Não demorou muito para que viesse à tona que essas armas não existiam: foi apenas um pretexto para a invasão. No entanto, em 2012, Colin Powell voltou a defender a invasão, dizendo que ao menos “o ditador” teria sido derrubado.
Um sucessor para Colin Powell
Depois de erguer Colin Powell como um “herói negro” para comandar massacres que mataram centenas de milhares de pessoas, o imperialismo procurou um outro negro para defender a sua política. E encontrou: Barack Obama, representante de uma das alas mais direitistas do Partido Democrata, tornou-se presidente dos Estados Unidos graças à campanha de que seria “o primeiro presidente negro da história”.
E não foi por acaso. Depois de anos e anos de governos profundamente neoliberais e beligerantes, com os quais Colin Powell tinha uma íntima relação, usaram a demagogia com o negro para fingir que alguma coisa mudaria. Pura mentira: o governo de Obama foi um dos mais pró-imperialistas do último período, iniciando guerras, como a da Síria, e impondo medidas repressivas contra os imigrantes e o próprio povo.
O apoio de Powell a Obama é parte dessa política.
Identitarismo, a arte de transformar os opressores em oprimidos
A manobra utilizada no caso de Colin Powell não é nova e está sendo utilizada em massa neste período. Afinal, o capitalismo se encontra cada vez mais decadente, e a política neoliberal é cada vez mais odiada pela população. Para garantir que ela passe, o imperialismo organizou, em larga escala, a promoção de direitistas, de verdadeiros funcionários dos bancos, mas que se passassem por progressistas simplesmente por fazer parte de algum setor oprimido da sociedade: mulheres, negros, LGBTs etc.

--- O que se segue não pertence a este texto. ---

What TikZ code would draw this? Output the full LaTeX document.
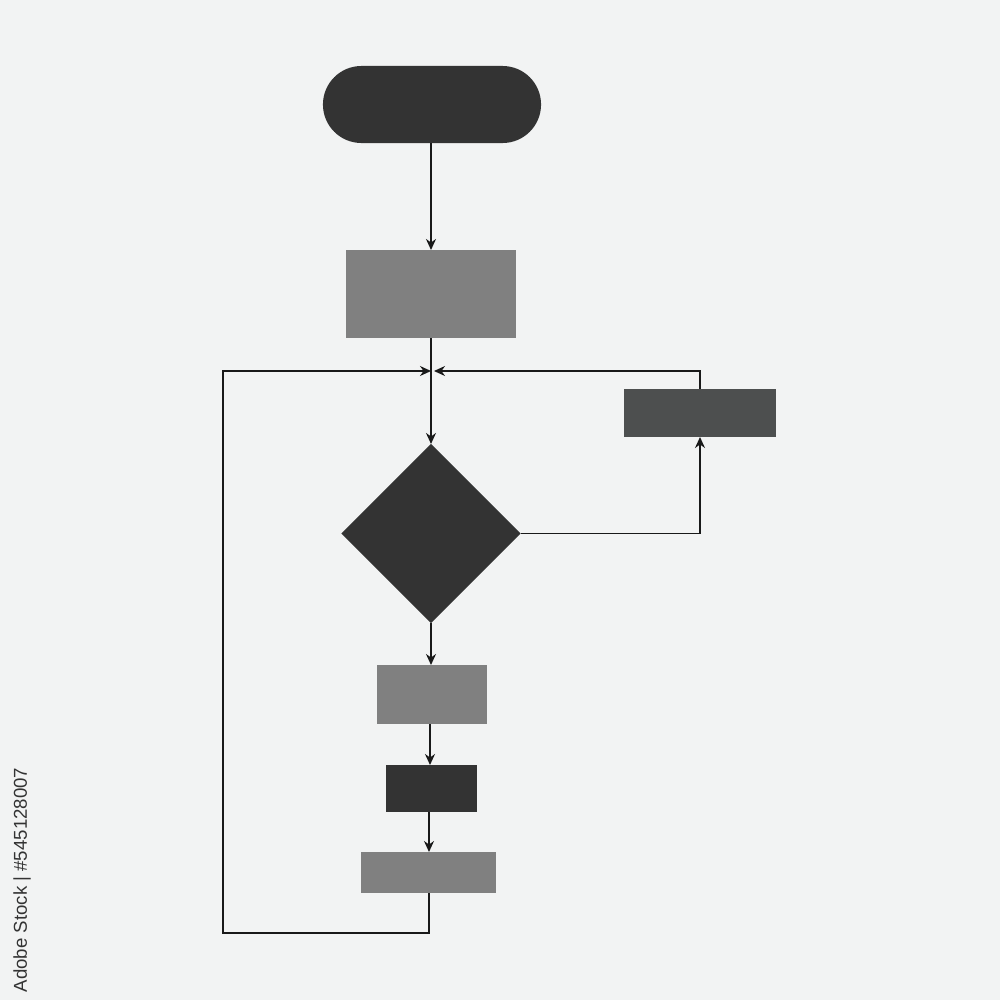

O caso de Colin Powell, no entanto, deixa evidente. Não é porque um negro foi alçado a uma posição importante que os negros serão beneficiados. Em geral, na verdade, trata-se exatamente do contrário: quando um negro, uma mulher, um índio ou um LGBT chega a um cargo importante sem que isso tenha sido resultado de um verdadeiro movimento de massas, trata-se de uma manobra dos maiores inimigos do imperialismo para continuar desferindo seus ataques contra o povo.